====== MATERIAL SHOWN

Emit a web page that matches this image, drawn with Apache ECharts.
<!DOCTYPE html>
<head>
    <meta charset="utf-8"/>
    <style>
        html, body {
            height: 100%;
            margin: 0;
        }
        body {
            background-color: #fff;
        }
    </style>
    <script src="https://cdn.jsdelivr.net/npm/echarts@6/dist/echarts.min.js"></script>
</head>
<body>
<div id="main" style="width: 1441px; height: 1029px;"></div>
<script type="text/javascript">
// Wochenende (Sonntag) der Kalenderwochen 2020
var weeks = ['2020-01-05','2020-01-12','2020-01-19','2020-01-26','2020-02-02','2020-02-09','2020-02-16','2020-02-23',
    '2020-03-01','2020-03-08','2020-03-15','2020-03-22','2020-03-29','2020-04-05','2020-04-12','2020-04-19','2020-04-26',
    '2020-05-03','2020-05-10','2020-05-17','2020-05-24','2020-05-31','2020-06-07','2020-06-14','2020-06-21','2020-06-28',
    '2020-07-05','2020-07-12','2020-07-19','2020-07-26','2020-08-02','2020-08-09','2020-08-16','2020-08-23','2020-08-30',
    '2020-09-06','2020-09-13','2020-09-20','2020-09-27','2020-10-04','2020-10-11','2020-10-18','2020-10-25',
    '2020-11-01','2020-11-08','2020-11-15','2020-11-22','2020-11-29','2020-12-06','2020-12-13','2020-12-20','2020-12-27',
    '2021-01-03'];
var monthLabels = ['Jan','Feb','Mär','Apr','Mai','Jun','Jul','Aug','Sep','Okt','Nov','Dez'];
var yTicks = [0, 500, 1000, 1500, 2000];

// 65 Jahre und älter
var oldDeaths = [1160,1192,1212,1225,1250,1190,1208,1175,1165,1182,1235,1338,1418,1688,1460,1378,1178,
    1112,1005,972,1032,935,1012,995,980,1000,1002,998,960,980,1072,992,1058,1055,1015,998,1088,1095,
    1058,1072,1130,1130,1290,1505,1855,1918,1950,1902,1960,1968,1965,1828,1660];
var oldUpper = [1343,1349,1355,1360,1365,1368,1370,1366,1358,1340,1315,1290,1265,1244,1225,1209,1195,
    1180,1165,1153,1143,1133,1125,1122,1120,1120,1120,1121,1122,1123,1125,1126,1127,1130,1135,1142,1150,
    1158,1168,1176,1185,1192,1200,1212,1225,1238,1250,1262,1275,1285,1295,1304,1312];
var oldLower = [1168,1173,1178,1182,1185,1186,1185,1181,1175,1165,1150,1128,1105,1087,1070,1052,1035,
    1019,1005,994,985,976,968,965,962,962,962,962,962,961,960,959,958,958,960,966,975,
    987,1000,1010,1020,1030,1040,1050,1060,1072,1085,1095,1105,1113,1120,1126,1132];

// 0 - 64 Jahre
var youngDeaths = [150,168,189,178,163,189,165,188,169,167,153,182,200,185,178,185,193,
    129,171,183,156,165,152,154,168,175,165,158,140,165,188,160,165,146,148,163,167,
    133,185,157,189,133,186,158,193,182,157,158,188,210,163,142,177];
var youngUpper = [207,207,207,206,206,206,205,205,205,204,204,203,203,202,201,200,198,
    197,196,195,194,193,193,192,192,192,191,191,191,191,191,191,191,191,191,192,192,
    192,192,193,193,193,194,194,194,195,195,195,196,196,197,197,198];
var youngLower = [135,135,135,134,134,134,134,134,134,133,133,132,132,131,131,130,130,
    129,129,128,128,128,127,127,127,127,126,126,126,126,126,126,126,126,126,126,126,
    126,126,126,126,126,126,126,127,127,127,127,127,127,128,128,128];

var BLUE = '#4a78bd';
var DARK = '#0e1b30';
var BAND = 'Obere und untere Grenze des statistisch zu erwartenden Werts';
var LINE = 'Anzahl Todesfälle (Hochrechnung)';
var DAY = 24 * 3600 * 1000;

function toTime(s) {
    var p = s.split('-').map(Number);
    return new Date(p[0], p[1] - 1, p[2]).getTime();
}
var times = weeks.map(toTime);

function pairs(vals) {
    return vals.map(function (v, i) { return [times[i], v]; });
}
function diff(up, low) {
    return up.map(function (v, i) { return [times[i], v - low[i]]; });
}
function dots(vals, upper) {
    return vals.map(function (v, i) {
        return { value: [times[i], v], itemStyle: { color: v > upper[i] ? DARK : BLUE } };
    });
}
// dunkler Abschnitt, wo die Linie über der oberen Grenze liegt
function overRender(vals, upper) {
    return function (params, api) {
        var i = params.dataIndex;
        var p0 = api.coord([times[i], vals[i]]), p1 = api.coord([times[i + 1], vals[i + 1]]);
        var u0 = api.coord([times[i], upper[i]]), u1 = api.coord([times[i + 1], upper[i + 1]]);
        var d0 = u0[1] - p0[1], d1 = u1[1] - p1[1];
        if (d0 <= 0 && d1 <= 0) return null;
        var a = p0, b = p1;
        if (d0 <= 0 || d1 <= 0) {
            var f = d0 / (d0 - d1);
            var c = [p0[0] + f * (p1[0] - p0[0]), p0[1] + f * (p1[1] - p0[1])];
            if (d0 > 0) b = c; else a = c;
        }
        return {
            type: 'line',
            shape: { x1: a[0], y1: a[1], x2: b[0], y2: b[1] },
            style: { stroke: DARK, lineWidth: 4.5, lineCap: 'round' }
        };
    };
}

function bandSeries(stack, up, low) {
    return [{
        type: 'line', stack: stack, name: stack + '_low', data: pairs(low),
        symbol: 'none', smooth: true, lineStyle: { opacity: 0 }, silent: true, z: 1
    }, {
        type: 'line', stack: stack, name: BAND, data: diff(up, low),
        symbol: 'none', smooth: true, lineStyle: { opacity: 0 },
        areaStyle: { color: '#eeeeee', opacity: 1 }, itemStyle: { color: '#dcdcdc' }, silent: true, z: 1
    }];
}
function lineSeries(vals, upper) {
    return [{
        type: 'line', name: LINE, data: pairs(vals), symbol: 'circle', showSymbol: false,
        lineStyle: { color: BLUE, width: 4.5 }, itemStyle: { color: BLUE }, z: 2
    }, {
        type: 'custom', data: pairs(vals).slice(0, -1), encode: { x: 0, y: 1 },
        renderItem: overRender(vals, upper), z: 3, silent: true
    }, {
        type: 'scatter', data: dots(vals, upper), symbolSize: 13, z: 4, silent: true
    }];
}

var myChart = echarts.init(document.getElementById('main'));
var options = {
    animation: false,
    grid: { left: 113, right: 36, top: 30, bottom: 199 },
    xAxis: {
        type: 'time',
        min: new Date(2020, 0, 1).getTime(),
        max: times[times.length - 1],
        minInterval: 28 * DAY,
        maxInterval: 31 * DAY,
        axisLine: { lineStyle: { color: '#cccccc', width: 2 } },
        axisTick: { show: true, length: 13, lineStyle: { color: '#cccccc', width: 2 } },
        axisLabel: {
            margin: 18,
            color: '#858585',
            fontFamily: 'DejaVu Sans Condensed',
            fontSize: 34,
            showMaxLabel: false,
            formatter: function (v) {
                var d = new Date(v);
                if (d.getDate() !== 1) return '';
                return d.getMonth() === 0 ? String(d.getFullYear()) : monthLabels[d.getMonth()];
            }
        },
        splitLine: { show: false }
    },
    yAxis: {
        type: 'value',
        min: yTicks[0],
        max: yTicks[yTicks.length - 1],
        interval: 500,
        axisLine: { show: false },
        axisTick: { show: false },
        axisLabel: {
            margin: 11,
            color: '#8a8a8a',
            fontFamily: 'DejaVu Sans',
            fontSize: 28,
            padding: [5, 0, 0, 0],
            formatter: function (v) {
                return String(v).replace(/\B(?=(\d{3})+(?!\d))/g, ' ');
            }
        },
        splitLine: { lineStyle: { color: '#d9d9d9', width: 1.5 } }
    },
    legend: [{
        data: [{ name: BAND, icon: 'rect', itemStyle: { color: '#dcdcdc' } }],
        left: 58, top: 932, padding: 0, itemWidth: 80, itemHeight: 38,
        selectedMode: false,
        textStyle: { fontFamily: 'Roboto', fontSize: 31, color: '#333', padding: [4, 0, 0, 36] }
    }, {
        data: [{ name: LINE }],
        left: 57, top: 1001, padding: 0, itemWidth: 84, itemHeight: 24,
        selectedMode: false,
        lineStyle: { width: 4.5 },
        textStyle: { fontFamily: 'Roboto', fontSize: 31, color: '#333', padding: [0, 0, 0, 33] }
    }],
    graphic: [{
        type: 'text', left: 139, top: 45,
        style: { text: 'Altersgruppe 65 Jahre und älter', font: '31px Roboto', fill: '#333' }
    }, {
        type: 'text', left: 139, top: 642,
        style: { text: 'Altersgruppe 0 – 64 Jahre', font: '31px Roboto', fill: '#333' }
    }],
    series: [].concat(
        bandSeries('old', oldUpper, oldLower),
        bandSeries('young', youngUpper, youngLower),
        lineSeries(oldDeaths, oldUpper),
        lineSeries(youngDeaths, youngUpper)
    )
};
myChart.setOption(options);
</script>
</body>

============
====== MATERIAL SHOWN

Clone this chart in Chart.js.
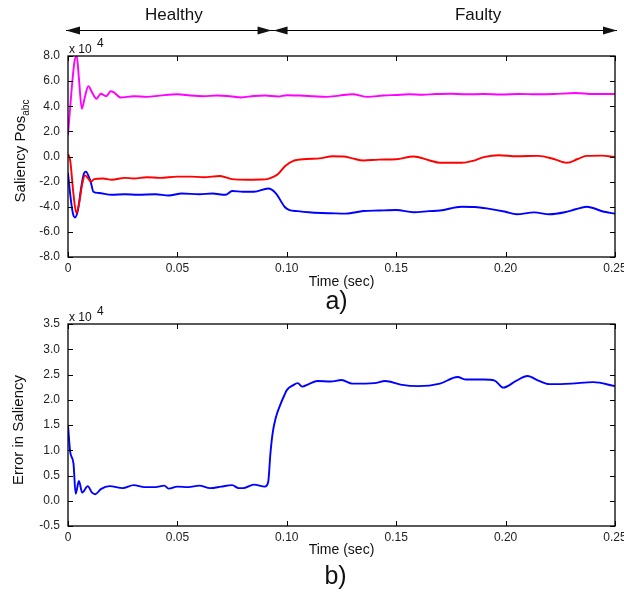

============
====== MATERIAL SHOWN

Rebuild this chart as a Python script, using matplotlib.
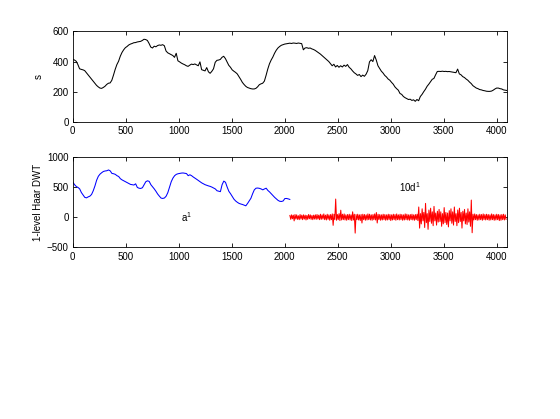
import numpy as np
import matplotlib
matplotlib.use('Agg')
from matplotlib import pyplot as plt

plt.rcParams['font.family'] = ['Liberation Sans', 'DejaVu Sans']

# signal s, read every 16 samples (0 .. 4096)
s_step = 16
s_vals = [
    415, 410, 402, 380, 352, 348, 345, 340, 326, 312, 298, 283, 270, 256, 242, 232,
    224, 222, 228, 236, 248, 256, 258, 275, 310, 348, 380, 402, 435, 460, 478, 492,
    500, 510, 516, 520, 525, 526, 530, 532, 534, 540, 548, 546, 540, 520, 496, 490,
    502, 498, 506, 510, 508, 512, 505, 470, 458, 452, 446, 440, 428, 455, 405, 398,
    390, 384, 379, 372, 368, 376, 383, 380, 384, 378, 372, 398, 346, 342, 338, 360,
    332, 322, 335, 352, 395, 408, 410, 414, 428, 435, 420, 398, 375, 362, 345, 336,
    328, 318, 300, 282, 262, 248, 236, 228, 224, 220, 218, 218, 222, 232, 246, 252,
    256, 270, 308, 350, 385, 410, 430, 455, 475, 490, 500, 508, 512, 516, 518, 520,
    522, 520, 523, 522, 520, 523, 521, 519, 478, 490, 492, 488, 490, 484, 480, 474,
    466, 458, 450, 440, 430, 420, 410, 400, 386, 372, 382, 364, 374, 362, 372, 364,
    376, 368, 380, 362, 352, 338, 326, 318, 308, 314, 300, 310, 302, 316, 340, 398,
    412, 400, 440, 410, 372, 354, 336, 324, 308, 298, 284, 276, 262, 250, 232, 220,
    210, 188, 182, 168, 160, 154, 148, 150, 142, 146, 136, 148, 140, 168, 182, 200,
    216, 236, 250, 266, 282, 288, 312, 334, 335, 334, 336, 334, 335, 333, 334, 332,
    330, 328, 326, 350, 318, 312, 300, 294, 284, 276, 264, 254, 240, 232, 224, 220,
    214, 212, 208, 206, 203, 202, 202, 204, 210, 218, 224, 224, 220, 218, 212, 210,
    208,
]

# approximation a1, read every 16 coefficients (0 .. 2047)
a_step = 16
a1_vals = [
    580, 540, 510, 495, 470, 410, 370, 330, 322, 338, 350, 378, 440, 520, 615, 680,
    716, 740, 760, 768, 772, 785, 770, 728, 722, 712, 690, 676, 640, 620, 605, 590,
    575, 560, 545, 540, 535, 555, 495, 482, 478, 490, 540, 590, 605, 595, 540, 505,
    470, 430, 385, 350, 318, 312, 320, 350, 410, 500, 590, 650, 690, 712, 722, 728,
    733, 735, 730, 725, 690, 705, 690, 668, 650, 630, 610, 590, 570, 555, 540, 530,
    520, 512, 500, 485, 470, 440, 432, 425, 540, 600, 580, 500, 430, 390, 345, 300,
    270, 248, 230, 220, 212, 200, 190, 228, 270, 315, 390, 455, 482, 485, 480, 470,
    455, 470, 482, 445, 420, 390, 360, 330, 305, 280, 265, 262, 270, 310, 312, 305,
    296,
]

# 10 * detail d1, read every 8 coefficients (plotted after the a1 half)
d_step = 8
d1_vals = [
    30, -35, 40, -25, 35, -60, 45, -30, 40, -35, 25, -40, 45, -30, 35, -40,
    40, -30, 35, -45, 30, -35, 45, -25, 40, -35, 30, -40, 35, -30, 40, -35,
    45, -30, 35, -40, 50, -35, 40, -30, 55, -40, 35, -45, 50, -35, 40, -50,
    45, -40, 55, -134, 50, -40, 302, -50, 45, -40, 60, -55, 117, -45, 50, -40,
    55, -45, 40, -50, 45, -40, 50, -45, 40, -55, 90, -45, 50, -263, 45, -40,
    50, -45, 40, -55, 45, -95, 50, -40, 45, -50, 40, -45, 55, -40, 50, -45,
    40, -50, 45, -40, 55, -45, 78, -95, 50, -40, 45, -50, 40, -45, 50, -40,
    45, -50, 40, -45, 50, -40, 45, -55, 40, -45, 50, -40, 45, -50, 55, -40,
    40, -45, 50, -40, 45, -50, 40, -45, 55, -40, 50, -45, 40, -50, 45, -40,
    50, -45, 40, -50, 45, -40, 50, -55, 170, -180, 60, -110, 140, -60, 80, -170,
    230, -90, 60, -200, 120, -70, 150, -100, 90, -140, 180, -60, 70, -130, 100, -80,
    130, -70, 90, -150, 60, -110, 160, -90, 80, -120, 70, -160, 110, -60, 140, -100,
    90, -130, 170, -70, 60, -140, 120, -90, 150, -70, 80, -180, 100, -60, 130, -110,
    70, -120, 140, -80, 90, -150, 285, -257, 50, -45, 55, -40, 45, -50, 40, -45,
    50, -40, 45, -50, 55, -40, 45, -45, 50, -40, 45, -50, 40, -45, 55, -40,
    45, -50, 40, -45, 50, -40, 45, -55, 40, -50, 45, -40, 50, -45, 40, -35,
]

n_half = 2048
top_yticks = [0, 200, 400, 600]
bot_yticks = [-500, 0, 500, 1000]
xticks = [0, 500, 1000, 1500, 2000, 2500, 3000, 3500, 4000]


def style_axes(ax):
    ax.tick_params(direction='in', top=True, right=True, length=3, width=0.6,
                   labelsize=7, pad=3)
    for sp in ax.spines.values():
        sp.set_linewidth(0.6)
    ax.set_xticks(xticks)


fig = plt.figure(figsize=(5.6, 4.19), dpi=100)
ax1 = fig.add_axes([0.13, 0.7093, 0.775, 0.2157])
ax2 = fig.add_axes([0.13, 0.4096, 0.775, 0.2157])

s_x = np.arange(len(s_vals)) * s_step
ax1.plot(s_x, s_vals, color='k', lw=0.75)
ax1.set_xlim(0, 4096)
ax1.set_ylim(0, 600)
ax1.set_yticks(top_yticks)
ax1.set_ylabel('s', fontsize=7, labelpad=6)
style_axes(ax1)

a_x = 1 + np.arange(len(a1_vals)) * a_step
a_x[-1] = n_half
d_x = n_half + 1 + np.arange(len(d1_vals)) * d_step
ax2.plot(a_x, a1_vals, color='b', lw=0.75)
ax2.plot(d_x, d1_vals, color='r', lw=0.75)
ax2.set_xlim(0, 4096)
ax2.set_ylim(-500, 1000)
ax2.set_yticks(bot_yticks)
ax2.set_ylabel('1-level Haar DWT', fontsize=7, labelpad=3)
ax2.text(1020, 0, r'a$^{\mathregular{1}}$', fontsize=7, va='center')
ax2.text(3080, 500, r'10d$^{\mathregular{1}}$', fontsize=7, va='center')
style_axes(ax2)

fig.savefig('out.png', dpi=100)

============

WHAT IS NEEDED
Search the data for the string "this" and copy each line where it appears.

FINAL RESULT
Emit a web page that matches this image, drawn with Apache ECharts.
Clone this chart in Chart.js.
Rebuild this chart as a Python script, using matplotlib.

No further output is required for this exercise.